The reviewer at IGN also had a comment about the show's main character, Bruce Wayne. Although the show's take on the character was better, in his opinion, than the first four Batman films (because Bruce is at first sulky, rebellious, curious, and wistful), the character seemed more akin to Robin and Spider-Man than Batman himself. As noted in the review:

Yes, Bruce is supposed to be a teen here and not the hard-bitten old crime fighter he's destined to become. It's just that I saw no clear indication in this story that he would become such a dark figure. True, this was just the pilot so Bruce should, like Anakin Skywalker, grow more somber and imposing as the series progresses. But by beginning the TV series like this, Bruce's gloomy transformation must eventually be explained.
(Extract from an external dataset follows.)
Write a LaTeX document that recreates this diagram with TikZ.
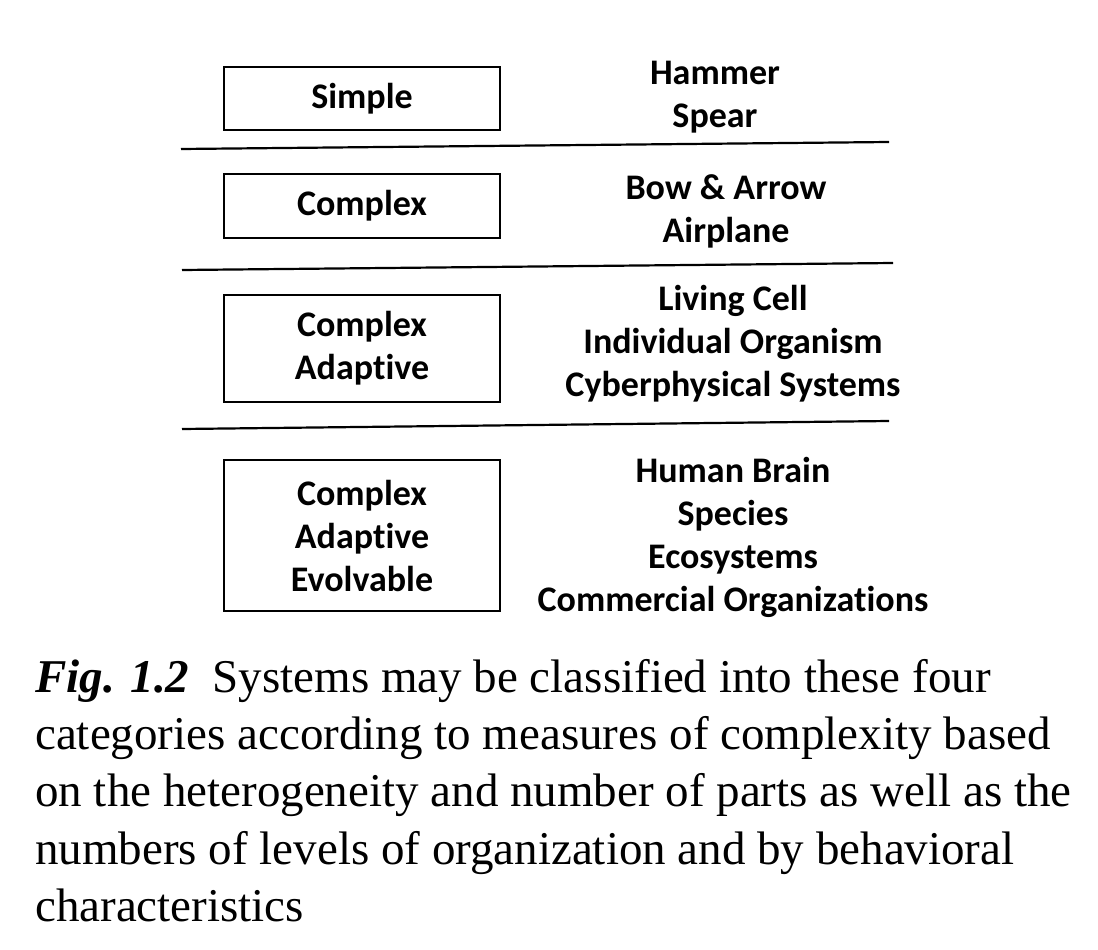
\documentclass[tikz,border=0pt]{standalone}
\usepackage{fontspec}
\newfontfamily\diag[Ligatures=NoCommon]{Carlito}
\newfontfamily\capfont{Liberation Serif}
\begin{document}
\begin{tikzpicture}[x=1pt,y=-1pt,
  catbox/.style={draw,line width=2.8pt,minimum width=276pt,inner sep=0pt,align=center,
    font=\diag\bfseries\fontsize{36}{43}\selectfont},
  items/.style={align=center,inner sep=0pt,font=\diag\bfseries\fontsize{36}{43}\selectfont},
  sep/.style={line width=2.2pt},
  capline/.style={anchor=base west,inner sep=0pt,font=\capfont\fontsize{47}{50}\selectfont}]
\useasboundingbox (0,0) rectangle (1098,950);
% boxes
\node[catbox,minimum height=63pt] (b1) at (362,98.5) {Simple};
\node[catbox,minimum height=64pt] (b2) at (362,206) {Complex};
\node[catbox,minimum height=107pt] (b3) at (362,348.5) {Complex\\Adaptive};
\node[catbox,minimum height=151pt] (b4) at (362,535.5) {Complex\\Adaptive\\Evolvable};
% examples
\node[items] (e1) at (715,97) {Hammer\\Spear};
\node[items] (e2) at (726,211) {Bow \& Arrow\\Airplane};
\node[items] (e3) at (733,344) {Living Cell\\Individual Organism\\Cyberphysical Systems};
\node[items] (e4) at (733,537) {Human Brain\\Species\\Ecosystems\\Commercial Organizations};
% separators
\coordinate (l1a) at (181,149); \coordinate (l1b) at (889,142);
\coordinate (l2a) at (182,270); \coordinate (l2b) at (893,263);
\coordinate (l3a) at (182,429); \coordinate (l3b) at (889,421);
\draw[sep] (l1a) -- (l1b);
\draw[sep] (l2a) -- (l2b);
\draw[sep] (l3a) -- (l3b);
% caption
\node[capline] (c1) at (35,692) {\textbf{\textit{Fig. 1.2}}\hspace{0.5em}Systems may be classified into these four};
\node[capline] (c2) at (35,749) {categories according to measures of complexity based};
\node[capline] (c3) at (35,806) {on the heterogeneity and number of parts as well as the};
\node[capline] (c4) at (35,864) {numbers of levels of organization and by behavioral};
\node[capline] (c5) at (35,921) {characteristics};
\end{tikzpicture}
\end{document}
The series must show what future tragedies or hardships befall Bruce that make him lose his sense of humor and his innocence, and that ultimately make him so obsessed with vengeance that his only recourse is to don a bizarre disguise and fight a one-man war on crime. Also, by focusing solely on Bruce Wayne and not Batman doesn't this series then conflict with the widely held belief amongst comic fans that "Bruce Wayne" is the disguise and "Batman" is his true identity?

Regardless, many reviewers saw Bruce Wayne as "an entertaining take on the Batman legend while only subtly suggesting the Dark Knight".

==Development into Smallville==

After the show got shelved, Tollin/Robbins approached Peter Roth, the President of Warner Bros. Television, about developing a series based on a young Superman back in the year 2000. That same year, Alfred Gough and Miles Millar developed a pilot based on the film Eraser. After watching the pilot, Roth approached the two men about developing a second pilot based on the young Superman concept that was brought to him. After meeting with Roth, Gough and Millar decided that they did not want to do a series where there was a cape and much flying. It was here that they developed a "no tights, no flights" rule, vowing Clark would not fly or don the suit at any point during the show. This was similar to the plans for Bruce Wayne, where the character was not going to be seen wearing the Batman costume during the entire run of the planned series.

After the success of Smallville, attempts and pitches were made by Gough and Millar to do Bruce Wayne as a companion show. Their attempts were denied, and instead a Batman-like show came in the form of Birds of Prey. After the film version of Batman: Year One got shelved, the concept of an origin film of how Bruce Wayne became Batman would finally see the light of day in the form of Batman Begins, by director Christopher Nolan and writer David S. Goyer.